Hayatın bir alışkanlıklar silsilesi olduğuna inanan biri olarak, kitabın benim gözümdeki bu pozitif başlangıcı heba etmediğini söyleyerek başlamalıyım, alışkanlıkların oluşumuyla ilgili verdiği örneklerin bir çoğunu duymamıştım.
Kitabın önemli noktalarından birini Sait Faik Abasıyanık romantik bir biçimde şu sözlerle dile getirmişti.
“Ne kadar kaçmak ve uzaklaşmak arzusu ile dolu isem, o kadar da bağlanmak, kalmak, bağdaş kurup oturmak istiyorum.”

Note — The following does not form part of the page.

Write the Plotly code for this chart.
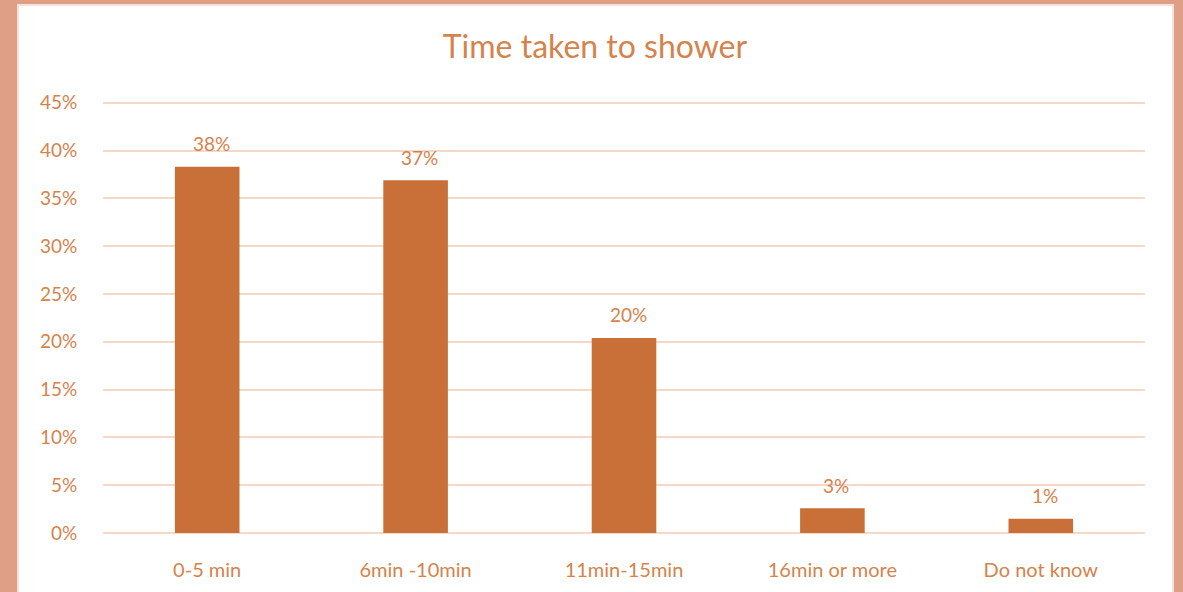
import plotly.graph_objects as go

categories = ["0-5 min", "6min -10min", "11min-15min", "16min or more", "Do not know"]
values = [38.3, 36.9, 20.4, 2.6, 1.5]
labels = ["38%", "37%", "20%", "3%", "1%"]
tick_vals = [0, 5, 10, 15, 20, 25, 30, 35, 40, 45]
tick_text = ["0%", "5%", "10%", "15%", "20%", "25%", "30%", "35%", "40%", "45%"]

W, H = 1183, 592
ml, mr, mt, mb = 103, 38, 98, 59
pw, ph = W - ml - mr, H - mt - mb
ymax = 45.5

def px(x):
    return (x - ml) / pw

def py(y):
    return (H - mb - y) / ph

text_col = "#D4834C"
bar_col = "#C96F38"
grid_col = "#F4D8C8"
border_col = "#DF9E86"
font_family = "Lato, Open Sans, sans-serif"

fig = go.Figure(go.Bar(
    x=categories, y=values,
    marker=dict(color=bar_col, line=dict(width=0)),
    width=0.31,
))

for c, v, t in zip(categories, values, labels):
    fig.add_annotation(x=c, y=v, text=t, showarrow=False, yanchor="middle",
                       yshift=23, xshift=4,
                       font=dict(color=text_col, size=19, family=font_family))

fig.update_layout(
    width=W, height=H,
    margin=dict(l=ml, r=mr, t=mt, b=mb),
    paper_bgcolor=border_col,
    plot_bgcolor="rgba(0,0,0,0)",
    showlegend=False,
    title=dict(text="Time taken to shower", x=595 / W, xanchor="center",
               y=1 - 47 / H, yanchor="middle",
               font=dict(color=text_col, size=32, family=font_family)),
    shapes=[dict(type="rect", xref="paper", yref="paper",
                 x0=px(18), x1=px(1173), y0=py(620), y1=py(5),
                 fillcolor="white", line=dict(width=2, color="#F6E2D8"), layer="below")],
    xaxis=dict(showgrid=False, showline=False, zeroline=False,
               tickfont=dict(color=text_col, size=20, family=font_family),
               ticks="outside", ticklen=19, tickcolor="rgba(0,0,0,0)"),
    yaxis=dict(range=[0, ymax], tickvals=tick_vals, ticktext=tick_text,
               showgrid=True, gridcolor=grid_col, gridwidth=2,
               zeroline=True, zerolinecolor=grid_col, zerolinewidth=2,
               showline=False,
               tickfont=dict(color=text_col, size=19, family=font_family),
               ticks="outside", ticklen=21, tickcolor="rgba(0,0,0,0)"),
)

fig.write_html("out.html")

Bu söz kitabın ışık tuttuğu konu ile beynimizin çalışma mantığını öyle güzel özetliyor ki. Biz ne kadar yenilik istiyor bile olsak, beynimiz mevcudun devamını istiyor. Aynı şeyleri yaptığımız sürece kendisi daha az enerji harcayacak(daima bir optimizasyon çabası), her yenilik ekstra bir çabayı gerektiriyor kendisi için. Bunu vücuda kötülük olsun diye yapmıyor doğal olarak. Hayatımızda bunun faydasını fazlasıyla görüyoruz ama bir gün hiç spor yapmayan biri spor yapmaya karar verdiğinde, inanılmaz bir dirençle karşılaşıyor, sorun burada.

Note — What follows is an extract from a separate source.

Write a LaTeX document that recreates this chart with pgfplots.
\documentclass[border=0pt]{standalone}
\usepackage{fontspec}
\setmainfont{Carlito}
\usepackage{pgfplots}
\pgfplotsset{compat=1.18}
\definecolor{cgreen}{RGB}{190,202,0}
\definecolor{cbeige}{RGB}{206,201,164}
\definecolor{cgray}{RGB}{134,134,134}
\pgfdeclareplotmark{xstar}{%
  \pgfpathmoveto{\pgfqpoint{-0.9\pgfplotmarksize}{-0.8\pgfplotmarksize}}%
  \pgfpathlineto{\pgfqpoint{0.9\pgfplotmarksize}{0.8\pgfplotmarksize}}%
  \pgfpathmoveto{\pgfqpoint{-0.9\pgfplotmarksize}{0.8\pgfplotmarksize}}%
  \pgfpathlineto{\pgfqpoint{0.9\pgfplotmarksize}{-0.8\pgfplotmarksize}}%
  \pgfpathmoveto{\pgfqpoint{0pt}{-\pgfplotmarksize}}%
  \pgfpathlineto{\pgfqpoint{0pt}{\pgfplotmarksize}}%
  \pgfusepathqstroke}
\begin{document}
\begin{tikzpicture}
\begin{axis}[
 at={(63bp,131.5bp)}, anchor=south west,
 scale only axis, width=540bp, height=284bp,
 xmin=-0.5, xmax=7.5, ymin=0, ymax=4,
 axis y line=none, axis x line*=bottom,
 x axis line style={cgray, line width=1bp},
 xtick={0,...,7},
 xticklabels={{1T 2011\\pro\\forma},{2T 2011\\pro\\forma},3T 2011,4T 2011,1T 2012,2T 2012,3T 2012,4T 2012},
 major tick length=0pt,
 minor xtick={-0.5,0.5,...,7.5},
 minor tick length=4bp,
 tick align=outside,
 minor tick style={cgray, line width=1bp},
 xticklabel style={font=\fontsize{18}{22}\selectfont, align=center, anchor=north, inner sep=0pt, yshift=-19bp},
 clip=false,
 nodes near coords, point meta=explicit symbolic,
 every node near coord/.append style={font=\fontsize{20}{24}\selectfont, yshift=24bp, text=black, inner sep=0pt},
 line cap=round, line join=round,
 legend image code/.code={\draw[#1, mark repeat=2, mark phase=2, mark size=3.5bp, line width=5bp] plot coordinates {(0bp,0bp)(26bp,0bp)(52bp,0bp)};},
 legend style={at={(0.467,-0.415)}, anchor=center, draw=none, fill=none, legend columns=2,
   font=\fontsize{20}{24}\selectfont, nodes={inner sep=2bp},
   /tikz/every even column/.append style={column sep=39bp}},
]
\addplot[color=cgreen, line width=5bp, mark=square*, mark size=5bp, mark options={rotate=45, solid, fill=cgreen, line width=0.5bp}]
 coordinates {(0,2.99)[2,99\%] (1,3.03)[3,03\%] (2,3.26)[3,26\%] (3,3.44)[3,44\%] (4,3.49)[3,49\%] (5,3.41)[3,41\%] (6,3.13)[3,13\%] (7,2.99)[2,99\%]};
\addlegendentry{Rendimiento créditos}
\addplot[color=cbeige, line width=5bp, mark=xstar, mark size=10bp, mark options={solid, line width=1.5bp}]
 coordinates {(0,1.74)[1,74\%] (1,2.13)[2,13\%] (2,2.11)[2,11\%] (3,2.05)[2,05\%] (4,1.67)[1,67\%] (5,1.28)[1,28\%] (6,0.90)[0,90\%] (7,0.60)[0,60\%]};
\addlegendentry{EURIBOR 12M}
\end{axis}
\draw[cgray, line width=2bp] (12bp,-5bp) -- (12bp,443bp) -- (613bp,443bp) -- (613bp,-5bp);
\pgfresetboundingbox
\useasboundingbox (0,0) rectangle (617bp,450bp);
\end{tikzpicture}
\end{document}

Spora başlamak ne kadar zor ise, bırakmak da zordur aslında bu mantıkla baktığınızda. Düzenli yaptığınız spora bir gün verdiğiniz ara sizde vicdan azabına sebep olur, bir bakıma verdiğiniz emeğe ihanetmiş gibi hissettirir. Bu sefer yine aynı mekanizma sporu bırakmanızı istemiyor -faydadan bağımsız- tek düşüncesi ve isteği rutinin bozulmaması. Bütün planını rutinlere göre yapan vücuda karşı bir savaş, yenilik peşinde koşmak.

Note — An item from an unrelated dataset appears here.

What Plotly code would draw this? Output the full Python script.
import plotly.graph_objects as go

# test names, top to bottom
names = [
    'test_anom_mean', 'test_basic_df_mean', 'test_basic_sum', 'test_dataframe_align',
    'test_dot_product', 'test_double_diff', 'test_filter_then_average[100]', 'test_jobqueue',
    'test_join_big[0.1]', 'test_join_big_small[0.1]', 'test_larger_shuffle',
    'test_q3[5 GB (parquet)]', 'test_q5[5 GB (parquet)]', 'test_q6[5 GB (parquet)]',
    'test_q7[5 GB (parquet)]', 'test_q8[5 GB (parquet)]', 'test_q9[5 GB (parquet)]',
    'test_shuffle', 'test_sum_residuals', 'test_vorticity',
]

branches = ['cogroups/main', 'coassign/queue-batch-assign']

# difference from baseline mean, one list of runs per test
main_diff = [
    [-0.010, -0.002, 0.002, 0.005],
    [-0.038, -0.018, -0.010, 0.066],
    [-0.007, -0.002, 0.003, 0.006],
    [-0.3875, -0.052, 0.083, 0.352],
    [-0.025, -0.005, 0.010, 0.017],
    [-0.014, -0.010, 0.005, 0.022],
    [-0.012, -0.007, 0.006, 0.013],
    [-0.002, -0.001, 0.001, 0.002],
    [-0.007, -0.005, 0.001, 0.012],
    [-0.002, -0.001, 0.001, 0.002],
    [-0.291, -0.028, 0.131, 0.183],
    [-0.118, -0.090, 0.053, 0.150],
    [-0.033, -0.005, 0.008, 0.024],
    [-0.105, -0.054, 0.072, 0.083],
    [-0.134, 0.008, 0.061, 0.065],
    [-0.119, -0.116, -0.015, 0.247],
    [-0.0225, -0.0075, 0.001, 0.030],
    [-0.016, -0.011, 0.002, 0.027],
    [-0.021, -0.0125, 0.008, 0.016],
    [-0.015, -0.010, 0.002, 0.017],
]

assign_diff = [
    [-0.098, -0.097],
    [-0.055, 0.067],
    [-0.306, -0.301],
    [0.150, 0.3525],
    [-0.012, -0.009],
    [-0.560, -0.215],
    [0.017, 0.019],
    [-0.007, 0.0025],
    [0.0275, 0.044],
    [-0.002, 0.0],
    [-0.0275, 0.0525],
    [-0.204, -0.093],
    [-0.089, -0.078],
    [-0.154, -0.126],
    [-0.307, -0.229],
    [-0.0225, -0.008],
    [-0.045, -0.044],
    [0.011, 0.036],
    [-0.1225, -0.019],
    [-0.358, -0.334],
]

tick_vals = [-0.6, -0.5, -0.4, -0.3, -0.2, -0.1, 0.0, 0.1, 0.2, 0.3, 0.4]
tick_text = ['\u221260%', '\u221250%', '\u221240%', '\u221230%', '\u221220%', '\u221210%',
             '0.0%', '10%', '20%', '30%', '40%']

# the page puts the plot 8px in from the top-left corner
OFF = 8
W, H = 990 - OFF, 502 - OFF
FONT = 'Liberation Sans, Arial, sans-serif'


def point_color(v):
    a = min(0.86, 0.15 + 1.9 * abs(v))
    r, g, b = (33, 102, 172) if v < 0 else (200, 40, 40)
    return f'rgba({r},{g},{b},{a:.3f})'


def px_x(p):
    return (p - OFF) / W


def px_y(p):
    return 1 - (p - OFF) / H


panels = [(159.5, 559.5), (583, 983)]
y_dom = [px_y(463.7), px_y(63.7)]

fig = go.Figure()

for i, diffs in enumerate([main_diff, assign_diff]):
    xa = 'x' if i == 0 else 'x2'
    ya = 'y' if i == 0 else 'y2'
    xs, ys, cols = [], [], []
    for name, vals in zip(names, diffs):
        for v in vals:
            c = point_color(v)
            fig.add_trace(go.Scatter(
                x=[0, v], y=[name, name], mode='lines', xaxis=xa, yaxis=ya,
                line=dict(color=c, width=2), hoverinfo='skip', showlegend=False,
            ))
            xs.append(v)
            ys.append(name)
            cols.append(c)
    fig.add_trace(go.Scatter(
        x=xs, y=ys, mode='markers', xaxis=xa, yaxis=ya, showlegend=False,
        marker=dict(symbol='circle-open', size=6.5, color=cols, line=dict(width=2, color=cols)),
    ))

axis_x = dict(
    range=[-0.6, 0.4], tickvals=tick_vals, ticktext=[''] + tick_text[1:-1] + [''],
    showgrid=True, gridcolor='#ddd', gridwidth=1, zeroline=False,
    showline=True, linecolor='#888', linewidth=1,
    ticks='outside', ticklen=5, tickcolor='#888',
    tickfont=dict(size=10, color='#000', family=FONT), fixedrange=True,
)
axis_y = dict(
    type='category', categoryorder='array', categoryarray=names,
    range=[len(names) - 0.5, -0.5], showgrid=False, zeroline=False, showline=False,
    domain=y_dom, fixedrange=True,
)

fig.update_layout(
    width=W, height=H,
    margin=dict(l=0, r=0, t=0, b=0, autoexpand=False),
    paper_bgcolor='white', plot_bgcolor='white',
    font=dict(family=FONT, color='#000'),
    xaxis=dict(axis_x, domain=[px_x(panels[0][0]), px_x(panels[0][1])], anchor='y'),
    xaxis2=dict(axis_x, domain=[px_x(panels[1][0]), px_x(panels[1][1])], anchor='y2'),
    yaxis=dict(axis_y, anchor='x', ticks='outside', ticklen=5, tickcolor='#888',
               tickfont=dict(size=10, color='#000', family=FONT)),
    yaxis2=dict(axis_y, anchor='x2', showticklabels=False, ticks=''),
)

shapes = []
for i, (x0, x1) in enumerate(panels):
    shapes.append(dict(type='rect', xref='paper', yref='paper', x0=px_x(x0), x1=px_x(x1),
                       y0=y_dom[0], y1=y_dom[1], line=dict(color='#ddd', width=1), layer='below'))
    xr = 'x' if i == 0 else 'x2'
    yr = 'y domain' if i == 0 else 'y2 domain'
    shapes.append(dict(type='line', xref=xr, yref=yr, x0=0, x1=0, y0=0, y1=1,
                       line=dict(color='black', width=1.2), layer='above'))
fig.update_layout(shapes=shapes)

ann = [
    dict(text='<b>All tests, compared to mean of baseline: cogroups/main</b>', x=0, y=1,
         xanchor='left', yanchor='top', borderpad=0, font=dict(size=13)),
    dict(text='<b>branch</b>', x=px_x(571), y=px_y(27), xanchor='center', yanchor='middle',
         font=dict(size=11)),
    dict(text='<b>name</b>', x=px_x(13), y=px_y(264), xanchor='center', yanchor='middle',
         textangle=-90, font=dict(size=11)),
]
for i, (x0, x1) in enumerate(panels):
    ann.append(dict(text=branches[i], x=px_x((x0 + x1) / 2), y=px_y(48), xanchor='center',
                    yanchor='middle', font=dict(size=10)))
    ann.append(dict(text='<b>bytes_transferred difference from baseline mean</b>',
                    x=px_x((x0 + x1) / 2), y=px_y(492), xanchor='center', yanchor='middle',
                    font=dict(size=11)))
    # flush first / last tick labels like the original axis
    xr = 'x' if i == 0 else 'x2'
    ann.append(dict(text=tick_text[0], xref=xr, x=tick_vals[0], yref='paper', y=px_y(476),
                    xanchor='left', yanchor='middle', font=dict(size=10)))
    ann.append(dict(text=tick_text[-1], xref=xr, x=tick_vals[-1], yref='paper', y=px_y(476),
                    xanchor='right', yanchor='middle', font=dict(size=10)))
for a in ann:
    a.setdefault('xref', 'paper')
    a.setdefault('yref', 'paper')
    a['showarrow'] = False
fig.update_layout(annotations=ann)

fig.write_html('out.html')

İşte kitabın belki de okuyucusuna verdiği en güzel mesajlardan biri bu, beynimizin alışkanlıkları faydalı/faydasız farketmeksizin istemesi. Bunu olumsuz düşünmek yerine, biraz ekstra çabayla faydamıza olacak şeyleri de kolayca yapabileceğimizi bir alışkanlığa dönüştürebileceğimizi fark etmek daha doğru. Düzenli spor yapan biri için bu düzeni bozmamak, senin daima geç kalkman kadar doğal. Bu insanlar sadece en başta ekstra efor sarfettiler, vücutları bu düzeni ”yeni normali” olarak kabul edene kadar. Tatlı yememeye nasıl dayanıyorsun dediğiniz insan, yememek için sizinle aynı eforu sarfetmiyor, önce bunu anlamalıyız. Bunları bilmenin yapamayacağınızı düşündüğünüz bir çok konuda sizi cesaretlendireceğini düşünüyorum.
Bu söylediklerim ilginizi çektiyse ”Alışkanlıkların Gücü” kitabını pas geçmeyin.